On the surface, restraint may be a strange thing to consider when reviewing a western comic chock full of desert hijinks and bloody horror action but it’s a quality that serves the creators of The Sixth Gun well in this fourth installment of the Oni ongoing series. As Cullen Bunn and Brian Hurtt ratchet the action to even greater heights than previous chapters, they resist the temptation to reveal all of the secrets of their heroes and villains.

Oliandar Bedford Hume’s relentless pursuit of his notorious pistol lands him smack dab in the middle of a clever supernatural trap laid by his one-time protégé Sinclair. Chaos ensues as Hume’s enforcers battle a powerful spirit intent on protecting its boneyard, while Sinclair races to catch up to the preacher’s daughter and the evil pistol now bonded to her person.

Bunn and Hurtt once again succeed in ensuring the rising action of their plot continues to raise the stakes for their protagonists, in terms of the sheer size and scope of the danger they face.
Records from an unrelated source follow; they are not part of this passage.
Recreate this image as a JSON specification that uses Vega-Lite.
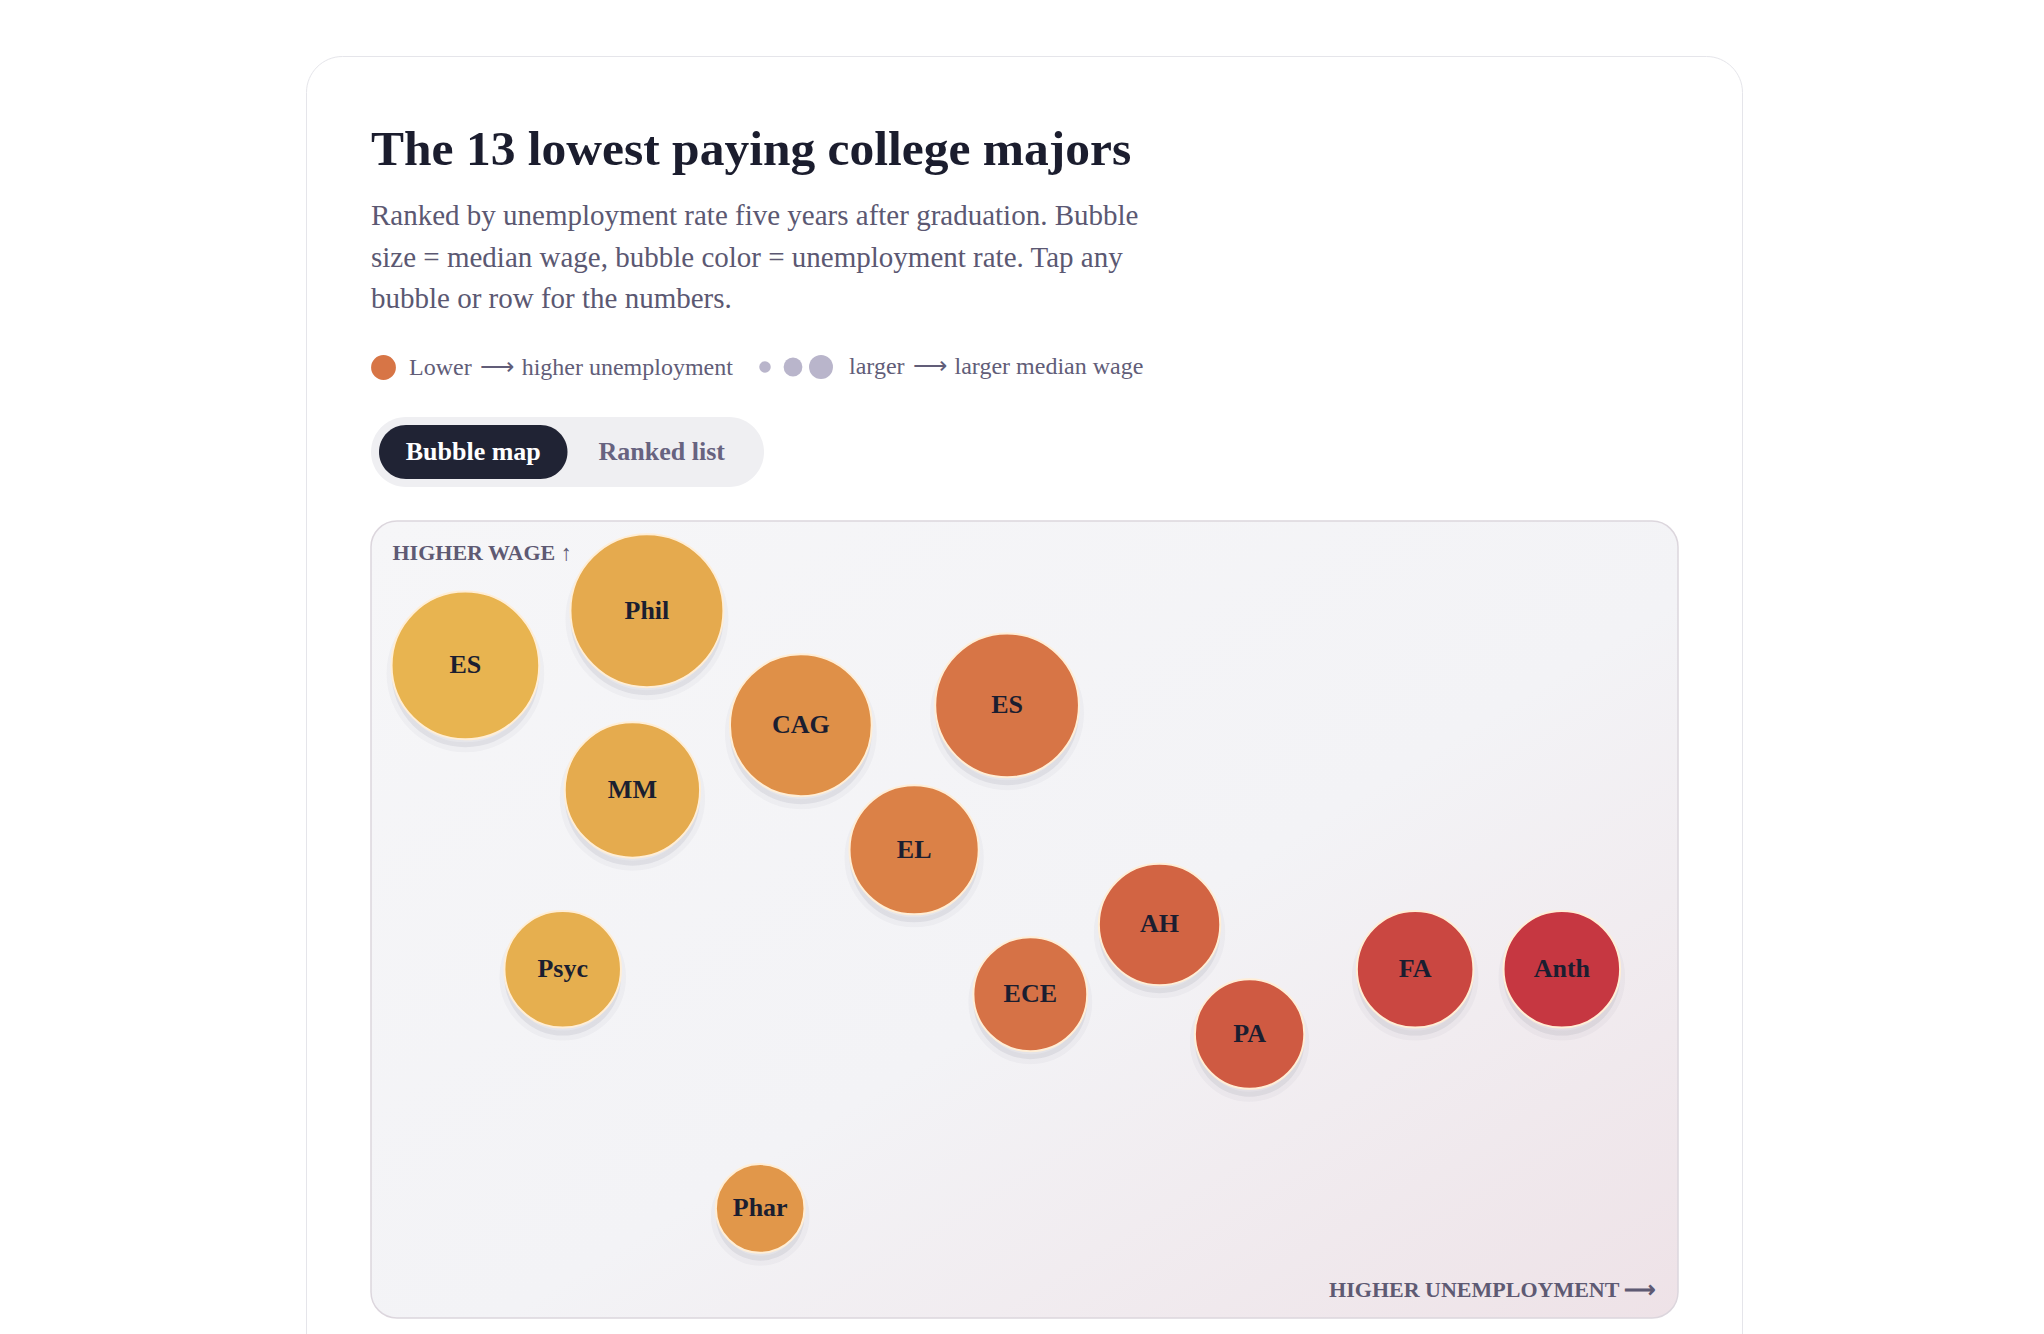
{
  "$schema": "https://vega.github.io/schema/vega-lite/v6.json",
  "background": "#ffffff",
  "padding": {"left": 305, "top": 55, "right": 40, "bottom": 0},
  "bounds": "flush",
  "spacing": 34,
  "config": {"font": "Liberation Serif"},
  "vconcat": [
    {
      "title": {
        "text": "The 13 lowest paying college majors",
        "subtitle": [
          "Ranked by unemployment rate five years after graduation. Bubble",
          "size = median wage, bubble color = unemployment rate. Tap any",
          "bubble or row for the numbers."
        ],
        "anchor": "start",
        "frame": "group",
        "font": "Liberation Serif",
        "fontSize": 49.5,
        "fontWeight": "bold",
        "color": "#1b1d2e",
        "subtitleFont": "Liberation Serif",
        "subtitleFontSize": 29,
        "subtitleColor": "#5b5872",
        "subtitleLineHeight": 41.3,
        "subtitlePadding": 26.6,
        "offset": 102,
        "limit": 1500
      },
      "width": 393,
      "height": 70,
      "view": {"fill": "#efeff2", "stroke": null, "cornerRadius": 35},
      "data": {
        "values": [
          {"control": "View", "option": "Bubble map", "selected": true},
          {"control": "View", "option": "Ranked list", "selected": false}
        ]
      },
      "encoding": {
        "x": {"field": "option", "type": "nominal", "sort": null, "axis": null, "scale": {"paddingInner": 0, "paddingOuter": 0.0424}},
        "y": {"field": "control", "type": "nominal", "axis": null, "scale": {"paddingInner": 0, "paddingOuter": 0.148}}
      },
      "layer": [
        {
          "mark": {"type": "rect", "cornerRadius": 27},
          "encoding": {
            "color": {"condition": {"test": "datum.selected", "value": "#202334"}, "value": "transparent"},
            "opacity": {
              "field": "control", "type": "nominal",
              "scale": {"range": [1, 1]},
              "legend": {
                "orient": "none", "legendX": -65, "legendY": -361, "title": null,
                "labelExpr": "''", "symbolSize": 0, "symbolOpacity": 0, "symbolStrokeWidth": 0,
                "labelOffset": 0, "labelFontSize": 1,
                "padding": 717.5, "strokeColor": "#e5e5ea", "fillColor": null, "cornerRadius": 36
              }
            }
          }
        },
        {
          "mark": {"type": "text", "font": "Liberation Serif", "fontSize": 26, "fontWeight": "bold", "baseline": "middle"},
          "encoding": {
            "text": {"field": "option"},
            "color": {"condition": {"test": "datum.selected", "value": "#ffffff"}, "value": "#676380"}
          }
        }
      ]
    },
    {
      "width": 1307,
      "height": 797,
      "view": {
        "fill": {
          "gradient": "linear", "x1": 0, "y1": 0, "x2": 1, "y2": 1,
          "stops": [
            {"offset": 0, "color": "#f6f6f8"},
            {"offset": 0.55, "color": "#f3f3f6"},
            {"offset": 1, "color": "#eee2e7"}
          ]
        },
        "stroke": "#dcd6dd", "strokeWidth": 1.5, "cornerRadius": 26
      },
      "data": {
        "values": [
          {"major": "ES", "unemployment": 3.65, "median_wage": 51100},
          {"major": "Phil", "unemployment": 4.90, "median_wage": 52200},
          {"major": "MM", "unemployment": 4.80, "median_wage": 48600},
          {"major": "Psyc", "unemployment": 4.32, "median_wage": 45000},
          {"major": "Phar", "unemployment": 5.68, "median_wage": 40200},
          {"major": "CAG", "unemployment": 5.96, "median_wage": 49900},
          {"major": "EL", "unemployment": 6.74, "median_wage": 47400},
          {"major": "ES", "unemployment": 7.38, "median_wage": 50300},
          {"major": "ECE", "unemployment": 7.54, "median_wage": 44500},
          {"major": "AH", "unemployment": 8.43, "median_wage": 45900},
          {"major": "PA", "unemployment": 9.05, "median_wage": 43700},
          {"major": "FA", "unemployment": 10.19, "median_wage": 45000},
          {"major": "Anth", "unemployment": 11.20, "median_wage": 45000}
        ]
      },
      "encoding": {
        "x": {
          "field": "unemployment", "type": "quantitative",
          "scale": {"domain": [3, 12], "nice": false, "zero": false},
          "axis": {
            "orient": "bottom", "domain": false, "ticks": false, "labels": false, "grid": false,
            "title": "HIGHER UNEMPLOYMENT ⟶",
            "titleFont": "Liberation Serif", "titleFontSize": 22, "titleFontWeight": "bold", "titleColor": "#5e5a73",
            "titleAlign": "right", "titleBaseline": "alphabetic", "titleX": 1285, "titleY": -22
          }
        },
        "y": {
          "field": "median_wage", "type": "quantitative",
          "scale": {"domain": [38000, 54000], "nice": false, "zero": false},
          "axis": {
            "orient": "left", "domain": false, "ticks": false, "labels": false, "grid": false,
            "title": "HIGHER WAGE ↑",
            "titleFont": "Liberation Serif", "titleFontSize": 22, "titleFontWeight": "bold", "titleColor": "#5e5a73",
            "titleAngle": 0, "titleAlign": "left", "titleBaseline": "alphabetic", "titleX": 21, "titleY": 38
          }
        }
      },
      "layer": [
        {
          "mark": {"type": "circle", "color": "#b9b5cb", "opacity": 1},
          "encoding": {
            "size": {
              "field": "median_wage", "type": "quantitative",
              "scale": {"type": "linear", "domain": [40000, 52000], "range": [133, 573], "zero": false},
              "legend": {
                "orient": "none", "legendX": 382, "legendY": -166, "direction": "horizontal", "title": null,
                "values": [40000, 46000, 52000],
                "labelExpr": "datum.value == 52000 ? '\u200b\u00a0\u00a0larger\u2004⟶\u2004larger median wage' : ''",
                "labelFont": "Liberation Serif", "labelFontSize": 24, "labelColor": "#615d78",
                "labelOffset": 4, "labelLimit": 600, "columnPadding": 0,
                "symbolStrokeWidth": 0, "symbolFillColor": "#b9b5cb", "symbolOpacity": 1, "padding": 0
              }
            }
          }
        },
        {
          "mark": {"type": "circle", "fill": "#2b2640", "fillOpacity": 0.07, "stroke": "#2b2640", "strokeOpacity": 0.03, "strokeWidth": 10, "yOffset": 8},
          "encoding": {
            "size": {
              "field": "median_wage", "type": "quantitative",
              "scale": {"type": "pow", "exponent": 2, "domain": [40200, 52200], "range": [7854, 23400]},
              "legend": null
            }
          }
        },
        {
          "mark": {"type": "circle", "opacity": 1, "stroke": "#ffeed6", "strokeWidth": 2},
          "encoding": {
            "size": {
              "field": "median_wage", "type": "quantitative",
              "scale": {"type": "pow", "exponent": 2, "domain": [40200, 52200], "range": [7854, 23400]},
              "legend": null
            },
            "color": {
              "field": "unemployment", "type": "quantitative",
              "scale": {
                "domain": [3.65, 4.9, 5.96, 7.38, 9.05, 11.2],
                "range": ["#e8b450", "#e5aa4e", "#df9048", "#d77546", "#cf5a42", "#c63741"],
                "interpolate": "rgb"
              },
              "legend": {
                "type": "symbol", "orient": "none", "legendX": 0, "legendY": -62, "title": null,
                "values": [7.38],
                "labelExpr": "'Lower\u2004⟶\u2004higher unemployment'",
                "symbolSize": 616, "symbolType": "circle", "symbolStrokeWidth": 0, "symbolOpacity": 1,
                "labelFont": "Liberation Serif", "labelFontSize": 24, "labelColor": "#615d78",
                "labelOffset": 13, "labelLimit": 600, "padding": 0
              }
            }
          }
        },
        {
          "mark": {"type": "text", "font": "Liberation Serif", "fontSize": 26, "fontWeight": "bold", "color": "#1b1e30", "baseline": "middle", "align": "center"},
          "encoding": {"text": {"field": "major"}}
        }
      ],
      "resolve": {"scale": {"size": "independent"}, "legend": {"size": "independent"}}
    }
  ]
}
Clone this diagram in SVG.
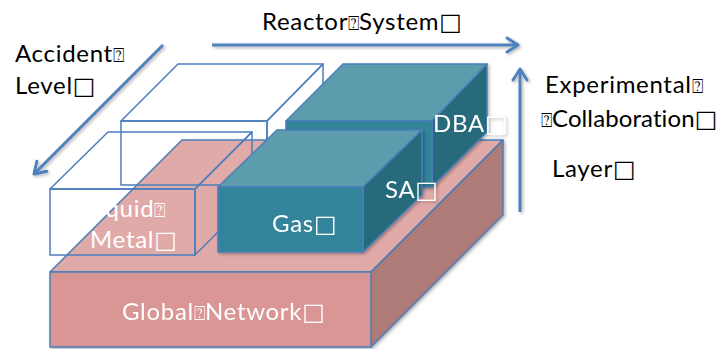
<svg xmlns="http://www.w3.org/2000/svg" width="721" height="349" viewBox="0 0 721 349">
<style>
.lbl{font-family:Lato,"Open Sans","DejaVu Sans",sans-serif;font-size:24px;letter-spacing:0.7px;fill:#000}
.wl{font-family:Lato,"Open Sans","DejaVu Sans",sans-serif;font-size:24px;letter-spacing:0.7px;fill:#fff}
.tofu{font-family:"DejaVu Sans",sans-serif;font-size:19px;letter-spacing:0}
.sq{font-family:"DejaVu Sans",sans-serif;font-size:24px;letter-spacing:0}
.edge{stroke:#4a7ebb;stroke-width:1.5;stroke-linejoin:round}
.wire{fill:none;stroke:#4a7ebb;stroke-width:1.5;stroke-linejoin:round}
.arrow{fill:none;stroke:#4f81bd;stroke-width:3;marker-end:url(#ah)}
</style>
<defs>
<filter id="sh" x="-10%" y="-10%" width="130%" height="130%">
<feDropShadow dx="1.5" dy="1.5" stdDeviation="1.5" flood-color="#000" flood-opacity="0.3"/>
</filter>
<marker id="ah" markerUnits="userSpaceOnUse" viewBox="-14 -10 16 20" markerWidth="16" markerHeight="20" refX="0" refY="0" orient="auto">
<path d="M-11,-7 L0,0 L-11,7" fill="none" stroke="#4f81bd" stroke-width="3" stroke-linecap="round" stroke-linejoin="round"/>
</marker>
</defs>

<g id="global-network" filter="url(#sh)">
<polygon class="edge" points="50,272 182,140 503,140 371,272" fill="#e0aaa8"/>
<polygon class="edge" points="371,272 503,140 503,215 371,347" fill="#ae7b78"/>
<rect class="edge" x="50" y="272" width="321" height="75" fill="#d99694"/>
<text class="wl" x="122" y="320">Global<tspan class="tofu">⍰</tspan>Network<tspan class="sq">□</tspan></text>
</g>

<g id="white-box-back">
<polygon class="wire" points="121,121 178,64 323,64 267,121"/>
<polygon class="wire" points="267,121 323,64 323,128 267,185"/>
<rect class="wire" x="121" y="121" width="146" height="64"/>
</g>

<g id="liquid-metal">
<polygon class="wire" points="50,189 108,132 252,132 195,189"/>
<polygon class="wire" points="195,189 252,132 252,198 195,255"/>
<rect class="wire" x="50" y="189" width="145" height="66"/>
<text class="wl" x="86" y="217">Liquid<tspan class="tofu">⍰</tspan></text>
<text class="wl" x="90" y="248">Metal<tspan class="sq">□</tspan></text>
</g>

<g id="dba" filter="url(#sh)">
<polygon class="edge" points="286,121 343,64 487,64 432,121" fill="#5b9cac"/>
<polygon class="edge" points="432,121 487,64 487,132 432,187" fill="#276b7b"/>
<rect class="edge" x="286" y="121" width="146" height="66" fill="#31849b"/>
<text class="wl" x="433" y="132">DBA<tspan class="sq">□</tspan></text>
</g>

<g id="gas-sa" filter="url(#sh)">
<polygon class="edge" points="218,187 277,130 422,130 363,187" fill="#5b9cac"/>
<polygon class="edge" points="363,187 422,130 422,195 363,252" fill="#276b7b"/>
<rect class="edge" x="218" y="187" width="145" height="65" fill="#31849b"/>
<text class="wl" x="272" y="232">Gas<tspan class="sq">□</tspan></text>
<text class="wl" x="385" y="198">SA<tspan class="sq">□</tspan></text>
</g>

<g id="connectors" filter="url(#sh)">
<line class="arrow" x1="163" y1="45" x2="34" y2="174"/>
<line class="arrow" x1="212" y1="45" x2="518" y2="45"/>
<line class="arrow" x1="520" y1="212" x2="520" y2="69"/>
</g>

<g id="labels">
<text class="lbl" x="15" y="62">Accident<tspan class="tofu">⍰</tspan></text>
<text class="lbl" x="15" y="94">Level<tspan class="sq">□</tspan></text>
<text class="lbl" x="262" y="30">Reactor<tspan class="tofu">⍰</tspan>System<tspan class="sq">□</tspan></text>
<text class="lbl" x="545" y="93">Experimental<tspan class="tofu">⍰</tspan></text>
<text class="lbl" x="541" y="127" style="letter-spacing:0.1px"><tspan class="tofu">⍰</tspan>Collaboration<tspan class="sq">□</tspan></text>
<text class="lbl" x="552" y="177">Layer<tspan class="sq">□</tspan></text>
</g>
</svg>
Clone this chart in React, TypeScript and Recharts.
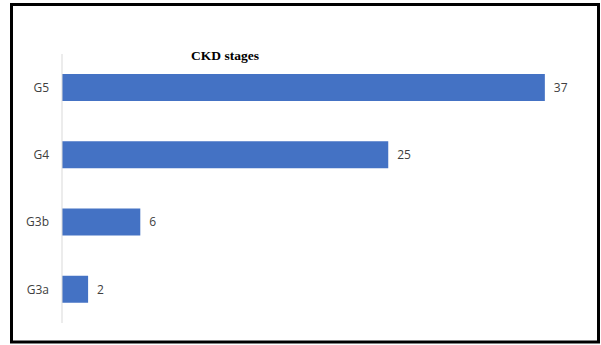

Emotional conflict also threatens to shatter Sinclair’s little party, as his connection to Hume is finally revealed. The plot is simple, following a traditional structure, yet impeccably executed with both collaborators fusing their contributions into a seamless whole.

What prevents The Sixth Gun from descending into mediocrity is the exceptional patience shown by the creators, who let their story unfold at its own pace. Sure, sometimes the pacing is of the break-neck variety but there’s an inherent balance in the structure of the traditional plot that’s buttressed by Hurtt’s technically sound visual storytelling. Even if the danger has escalated for Sinclair’s posse, it’s easy to follow and not without its emotional repercussions. Even as Bunn reveals Sinclair’s connection to Hume, his hero’s true motivations remain a mystery. Revenge must surely be a part of the allure of procuring Hume’s gun for Sinclair, although there’s also mention of a big payoff. Questions abound, even as the reader learns more about the character.

My only complaint about the series thus far is a lack of character development in the preacher’s daughter. For much of the plot, she seems to be carried away by the action instead of a part of it. Bunn spends much more time developing Sinclair and the host of eclectic villains in Hume’s army. Although she displays moments of true grit (yup, I went there), for the most part, the current bearer of Hume’s infernal firearm comes off as relatively one dimensional. Having said that, her prominent position on next issue’s cover would seem to indicate a shift in focus away from Sinclair towards his unwitting charge.

Month in and month out, The Sixth Gun has shown itself to be one of the most consistently satisfying books of the summer. Bunn and Hurtt seem poised for an exciting finish as Sinclair and friends vow to take the fight back to Hume in the next issue. Through their remarkable patience and simple, exquisite storytelling Bunn and Hurtt continue to make their dark horse a contender for one of my favorite books of the year.